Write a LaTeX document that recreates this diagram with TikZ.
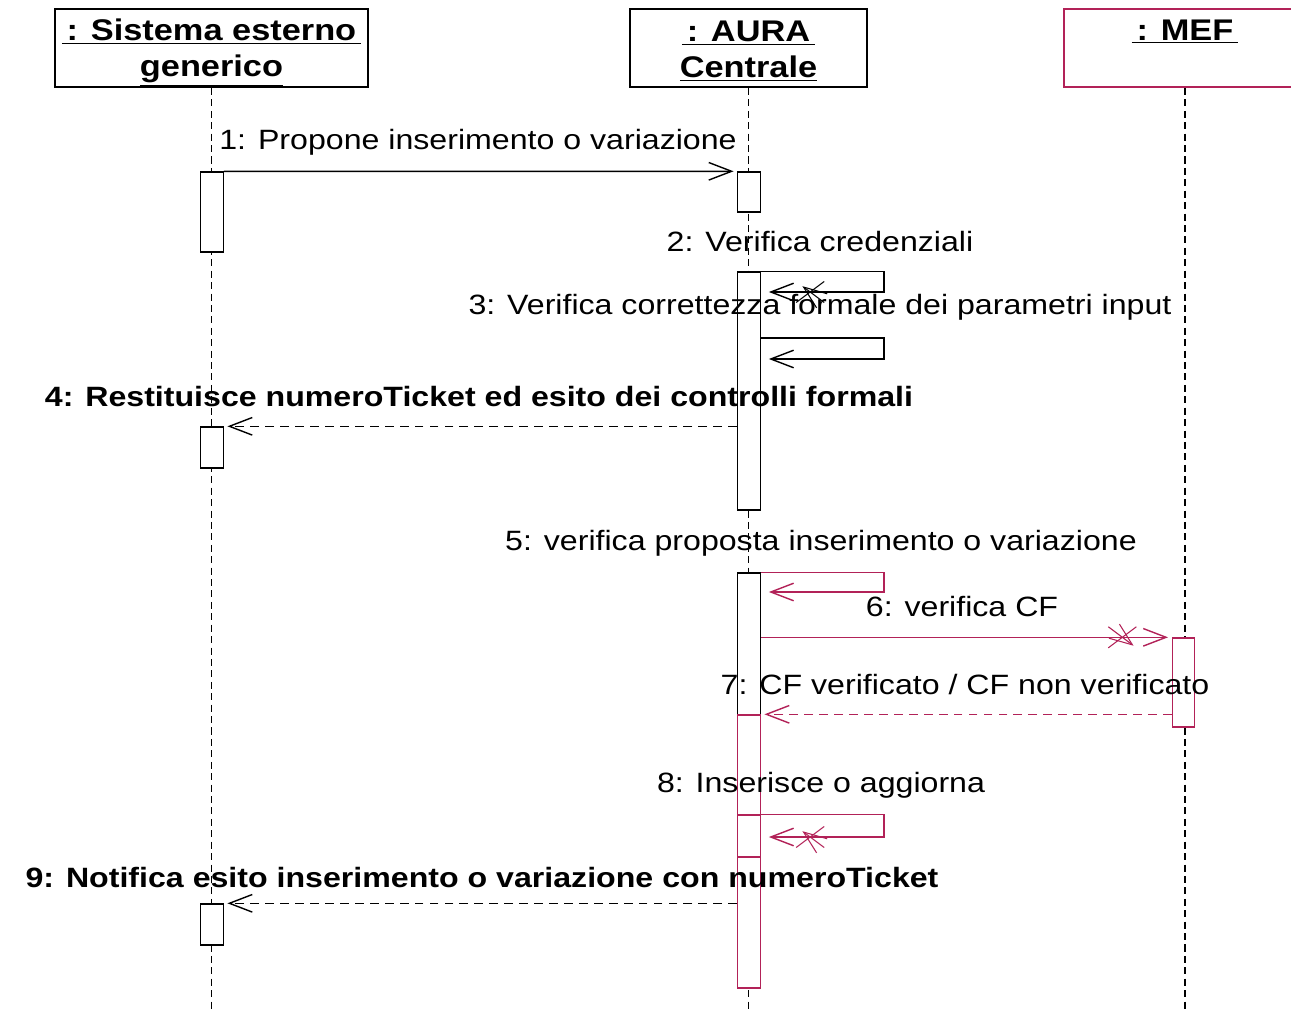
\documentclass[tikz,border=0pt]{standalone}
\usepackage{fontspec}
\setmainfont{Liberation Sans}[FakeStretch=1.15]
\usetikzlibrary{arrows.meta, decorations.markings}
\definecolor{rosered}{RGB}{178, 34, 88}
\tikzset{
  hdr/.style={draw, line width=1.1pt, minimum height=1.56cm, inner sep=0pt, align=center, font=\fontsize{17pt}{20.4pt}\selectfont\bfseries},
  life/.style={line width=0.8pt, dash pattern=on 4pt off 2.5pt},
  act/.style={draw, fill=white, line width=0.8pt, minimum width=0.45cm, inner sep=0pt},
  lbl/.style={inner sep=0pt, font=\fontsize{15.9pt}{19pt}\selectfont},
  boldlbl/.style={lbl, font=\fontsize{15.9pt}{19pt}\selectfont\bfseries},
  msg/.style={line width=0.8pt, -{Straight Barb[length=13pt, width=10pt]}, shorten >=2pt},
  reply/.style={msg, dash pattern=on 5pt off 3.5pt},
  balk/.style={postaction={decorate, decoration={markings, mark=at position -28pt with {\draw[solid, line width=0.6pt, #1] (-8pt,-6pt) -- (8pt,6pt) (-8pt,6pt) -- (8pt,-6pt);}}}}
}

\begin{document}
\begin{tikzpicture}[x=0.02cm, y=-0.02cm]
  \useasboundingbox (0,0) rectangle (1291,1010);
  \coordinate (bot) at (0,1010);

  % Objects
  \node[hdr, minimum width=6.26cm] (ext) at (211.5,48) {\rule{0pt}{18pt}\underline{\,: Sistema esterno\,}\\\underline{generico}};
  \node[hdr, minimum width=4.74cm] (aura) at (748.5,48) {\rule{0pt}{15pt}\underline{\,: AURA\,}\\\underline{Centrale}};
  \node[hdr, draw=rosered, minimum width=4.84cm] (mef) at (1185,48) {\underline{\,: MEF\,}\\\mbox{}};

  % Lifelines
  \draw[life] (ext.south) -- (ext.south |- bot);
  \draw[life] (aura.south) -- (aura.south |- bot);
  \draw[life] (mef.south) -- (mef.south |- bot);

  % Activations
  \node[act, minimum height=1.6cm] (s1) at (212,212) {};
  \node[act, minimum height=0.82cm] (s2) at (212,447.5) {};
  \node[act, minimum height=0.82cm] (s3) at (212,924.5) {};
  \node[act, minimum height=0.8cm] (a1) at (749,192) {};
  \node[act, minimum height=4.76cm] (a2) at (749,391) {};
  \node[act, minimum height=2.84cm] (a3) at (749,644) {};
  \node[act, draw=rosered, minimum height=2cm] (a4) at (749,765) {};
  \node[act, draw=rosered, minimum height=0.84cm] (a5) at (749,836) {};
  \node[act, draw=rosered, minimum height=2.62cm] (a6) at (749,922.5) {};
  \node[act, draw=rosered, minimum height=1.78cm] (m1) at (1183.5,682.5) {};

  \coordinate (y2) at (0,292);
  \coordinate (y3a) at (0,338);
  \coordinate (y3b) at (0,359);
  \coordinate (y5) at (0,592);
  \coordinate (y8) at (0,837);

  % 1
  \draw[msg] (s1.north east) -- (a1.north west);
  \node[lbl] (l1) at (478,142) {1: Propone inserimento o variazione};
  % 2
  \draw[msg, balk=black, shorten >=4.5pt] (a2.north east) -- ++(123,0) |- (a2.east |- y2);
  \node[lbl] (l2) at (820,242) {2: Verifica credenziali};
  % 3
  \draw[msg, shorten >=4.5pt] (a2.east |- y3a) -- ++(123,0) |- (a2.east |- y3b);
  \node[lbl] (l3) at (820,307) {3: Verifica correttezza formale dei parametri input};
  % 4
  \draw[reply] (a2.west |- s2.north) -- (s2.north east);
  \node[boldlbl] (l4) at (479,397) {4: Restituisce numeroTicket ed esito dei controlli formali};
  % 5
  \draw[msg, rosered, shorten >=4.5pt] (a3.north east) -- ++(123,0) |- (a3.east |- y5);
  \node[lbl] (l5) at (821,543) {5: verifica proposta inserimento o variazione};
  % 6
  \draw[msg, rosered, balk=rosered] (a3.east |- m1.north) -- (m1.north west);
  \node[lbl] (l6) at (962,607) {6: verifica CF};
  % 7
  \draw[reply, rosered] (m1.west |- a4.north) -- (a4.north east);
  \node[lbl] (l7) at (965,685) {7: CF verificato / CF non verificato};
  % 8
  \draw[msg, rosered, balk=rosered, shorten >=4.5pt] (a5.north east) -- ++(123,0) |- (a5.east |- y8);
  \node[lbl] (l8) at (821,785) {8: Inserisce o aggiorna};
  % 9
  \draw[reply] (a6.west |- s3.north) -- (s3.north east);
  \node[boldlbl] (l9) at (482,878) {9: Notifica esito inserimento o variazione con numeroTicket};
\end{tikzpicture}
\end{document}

=====

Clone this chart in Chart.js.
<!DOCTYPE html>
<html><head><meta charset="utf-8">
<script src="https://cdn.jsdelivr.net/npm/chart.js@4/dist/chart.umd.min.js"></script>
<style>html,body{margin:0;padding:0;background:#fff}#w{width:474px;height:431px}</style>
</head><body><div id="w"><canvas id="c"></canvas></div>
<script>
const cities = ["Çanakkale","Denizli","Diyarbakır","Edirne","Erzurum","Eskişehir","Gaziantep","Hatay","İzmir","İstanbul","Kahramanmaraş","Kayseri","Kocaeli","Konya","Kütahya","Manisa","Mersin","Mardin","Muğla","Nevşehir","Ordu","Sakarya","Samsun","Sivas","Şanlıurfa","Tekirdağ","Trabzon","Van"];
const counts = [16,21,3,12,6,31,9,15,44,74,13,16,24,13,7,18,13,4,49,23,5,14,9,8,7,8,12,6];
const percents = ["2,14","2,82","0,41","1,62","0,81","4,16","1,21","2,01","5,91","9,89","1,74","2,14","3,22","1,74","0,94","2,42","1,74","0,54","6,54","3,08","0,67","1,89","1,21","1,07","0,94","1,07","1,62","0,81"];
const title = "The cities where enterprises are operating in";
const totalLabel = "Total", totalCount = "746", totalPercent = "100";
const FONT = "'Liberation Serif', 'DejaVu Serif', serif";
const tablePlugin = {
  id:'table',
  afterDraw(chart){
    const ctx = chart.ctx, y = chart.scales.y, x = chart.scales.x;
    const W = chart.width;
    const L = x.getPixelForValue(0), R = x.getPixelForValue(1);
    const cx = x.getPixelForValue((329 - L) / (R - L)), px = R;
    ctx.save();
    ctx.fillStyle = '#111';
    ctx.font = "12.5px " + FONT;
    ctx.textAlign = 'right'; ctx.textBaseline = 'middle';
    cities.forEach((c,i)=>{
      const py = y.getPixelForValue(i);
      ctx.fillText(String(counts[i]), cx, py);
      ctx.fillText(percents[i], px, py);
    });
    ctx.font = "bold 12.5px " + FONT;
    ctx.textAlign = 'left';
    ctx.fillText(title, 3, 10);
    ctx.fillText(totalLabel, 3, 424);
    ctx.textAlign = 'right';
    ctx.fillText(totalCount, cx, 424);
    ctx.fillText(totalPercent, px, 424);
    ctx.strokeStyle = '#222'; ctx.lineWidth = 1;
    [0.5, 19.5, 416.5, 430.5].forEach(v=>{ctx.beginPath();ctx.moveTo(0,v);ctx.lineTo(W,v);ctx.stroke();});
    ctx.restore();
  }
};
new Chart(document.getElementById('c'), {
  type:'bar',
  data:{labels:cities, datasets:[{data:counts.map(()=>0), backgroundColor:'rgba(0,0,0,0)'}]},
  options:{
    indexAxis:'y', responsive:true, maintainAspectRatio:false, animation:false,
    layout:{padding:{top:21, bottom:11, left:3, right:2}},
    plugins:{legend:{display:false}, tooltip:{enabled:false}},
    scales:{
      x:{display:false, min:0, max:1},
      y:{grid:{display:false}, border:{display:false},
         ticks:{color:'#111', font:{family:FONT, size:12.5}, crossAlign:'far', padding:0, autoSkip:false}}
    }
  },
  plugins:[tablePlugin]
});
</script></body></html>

=====

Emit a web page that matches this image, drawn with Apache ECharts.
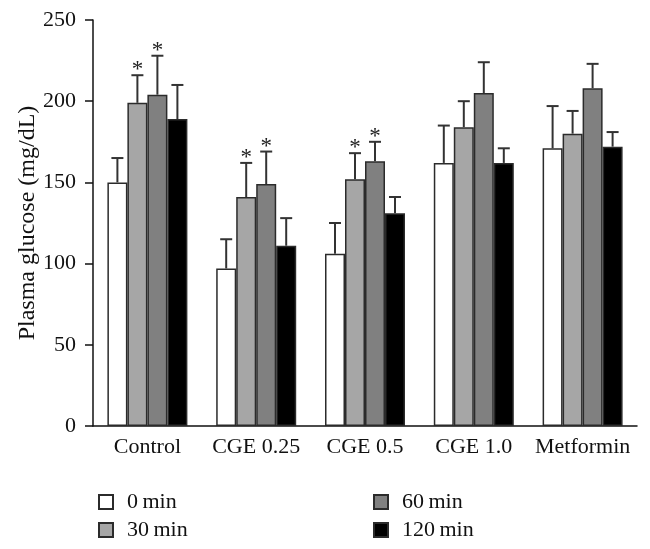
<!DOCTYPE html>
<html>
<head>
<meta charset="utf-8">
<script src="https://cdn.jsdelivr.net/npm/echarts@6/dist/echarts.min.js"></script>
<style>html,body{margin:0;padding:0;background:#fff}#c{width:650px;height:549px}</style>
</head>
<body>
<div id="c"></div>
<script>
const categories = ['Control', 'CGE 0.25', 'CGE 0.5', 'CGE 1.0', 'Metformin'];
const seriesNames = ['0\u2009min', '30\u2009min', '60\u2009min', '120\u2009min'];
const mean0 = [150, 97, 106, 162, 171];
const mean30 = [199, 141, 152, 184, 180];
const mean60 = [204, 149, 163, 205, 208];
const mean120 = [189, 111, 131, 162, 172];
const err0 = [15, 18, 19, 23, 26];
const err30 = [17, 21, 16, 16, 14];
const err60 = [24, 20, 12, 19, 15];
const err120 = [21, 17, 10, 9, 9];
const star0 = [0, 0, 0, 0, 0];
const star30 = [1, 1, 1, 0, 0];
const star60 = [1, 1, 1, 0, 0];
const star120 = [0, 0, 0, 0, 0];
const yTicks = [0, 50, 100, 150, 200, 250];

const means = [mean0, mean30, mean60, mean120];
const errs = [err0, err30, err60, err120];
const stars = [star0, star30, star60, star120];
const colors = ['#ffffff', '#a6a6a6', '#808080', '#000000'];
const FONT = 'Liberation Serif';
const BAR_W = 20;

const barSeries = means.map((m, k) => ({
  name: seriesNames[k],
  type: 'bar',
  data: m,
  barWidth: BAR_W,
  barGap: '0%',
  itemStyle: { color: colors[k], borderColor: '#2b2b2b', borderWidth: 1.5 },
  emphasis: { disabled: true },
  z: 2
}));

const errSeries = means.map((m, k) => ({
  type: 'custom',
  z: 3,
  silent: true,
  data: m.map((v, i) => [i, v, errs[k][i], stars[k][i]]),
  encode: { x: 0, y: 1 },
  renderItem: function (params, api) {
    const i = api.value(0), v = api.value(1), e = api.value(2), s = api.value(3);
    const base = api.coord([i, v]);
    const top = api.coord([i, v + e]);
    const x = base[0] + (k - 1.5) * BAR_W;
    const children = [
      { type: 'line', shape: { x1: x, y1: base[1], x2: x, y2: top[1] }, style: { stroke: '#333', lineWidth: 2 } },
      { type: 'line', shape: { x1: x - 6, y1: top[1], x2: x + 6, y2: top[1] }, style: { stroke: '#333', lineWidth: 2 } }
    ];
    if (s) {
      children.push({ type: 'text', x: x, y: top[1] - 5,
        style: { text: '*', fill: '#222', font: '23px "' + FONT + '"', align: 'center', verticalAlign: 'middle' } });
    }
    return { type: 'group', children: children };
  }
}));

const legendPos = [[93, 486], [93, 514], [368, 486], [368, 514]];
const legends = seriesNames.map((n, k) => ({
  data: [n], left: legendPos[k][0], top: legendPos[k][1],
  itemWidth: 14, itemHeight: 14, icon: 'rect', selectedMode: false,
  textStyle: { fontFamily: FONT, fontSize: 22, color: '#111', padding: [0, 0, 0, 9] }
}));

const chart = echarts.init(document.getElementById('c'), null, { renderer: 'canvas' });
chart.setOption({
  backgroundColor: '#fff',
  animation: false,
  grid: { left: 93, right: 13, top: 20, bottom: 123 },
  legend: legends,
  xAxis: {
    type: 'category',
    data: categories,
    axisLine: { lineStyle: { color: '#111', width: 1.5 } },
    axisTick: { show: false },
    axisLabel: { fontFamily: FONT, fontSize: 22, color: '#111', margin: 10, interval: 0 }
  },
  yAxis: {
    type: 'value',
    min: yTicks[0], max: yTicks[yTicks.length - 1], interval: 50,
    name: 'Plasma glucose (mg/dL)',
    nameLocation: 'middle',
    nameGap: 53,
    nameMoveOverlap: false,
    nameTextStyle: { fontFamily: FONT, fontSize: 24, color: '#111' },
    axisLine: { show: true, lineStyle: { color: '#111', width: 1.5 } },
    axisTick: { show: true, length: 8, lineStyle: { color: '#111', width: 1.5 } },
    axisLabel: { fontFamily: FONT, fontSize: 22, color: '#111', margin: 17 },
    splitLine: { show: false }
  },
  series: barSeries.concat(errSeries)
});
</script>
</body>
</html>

=====

Task statement> Word for word, retype the lines in the entries above that run from the one with "Write a LaTeX" through the one with "(bot) at (0,1010);". Both ends count; pictures do not.

Result of the exercise>
Write a LaTeX document that recreates this diagram with TikZ.
\documentclass[tikz,border=0pt]{standalone}
\usepackage{fontspec}
\setmainfont{Liberation Sans}[FakeStretch=1.15]
\usetikzlibrary{arrows.meta, decorations.markings}
\definecolor{rosered}{RGB}{178, 34, 88}
\tikzset{
  hdr/.style={draw, line width=1.1pt, minimum height=1.56cm, inner sep=0pt, align=center, font=\fontsize{17pt}{20.4pt}\selectfont\bfseries},
  life/.style={line width=0.8pt, dash pattern=on 4pt off 2.5pt},
  act/.style={draw, fill=white, line width=0.8pt, minimum width=0.45cm, inner sep=0pt},
  lbl/.style={inner sep=0pt, font=\fontsize{15.9pt}{19pt}\selectfont},
  boldlbl/.style={lbl, font=\fontsize{15.9pt}{19pt}\selectfont\bfseries},
  msg/.style={line width=0.8pt, -{Straight Barb[length=13pt, width=10pt]}, shorten >=2pt},
  reply/.style={msg, dash pattern=on 5pt off 3.5pt},
  balk/.style={postaction={decorate, decoration={markings, mark=at position -28pt with {\draw[solid, line width=0.6pt, #1] (-8pt,-6pt) -- (8pt,6pt) (-8pt,6pt) -- (8pt,-6pt);}}}}
}

\begin{document}
\begin{tikzpicture}[x=0.02cm, y=-0.02cm]
  \useasboundingbox (0,0) rectangle (1291,1010);
  \coordinate (bot) at (0,1010);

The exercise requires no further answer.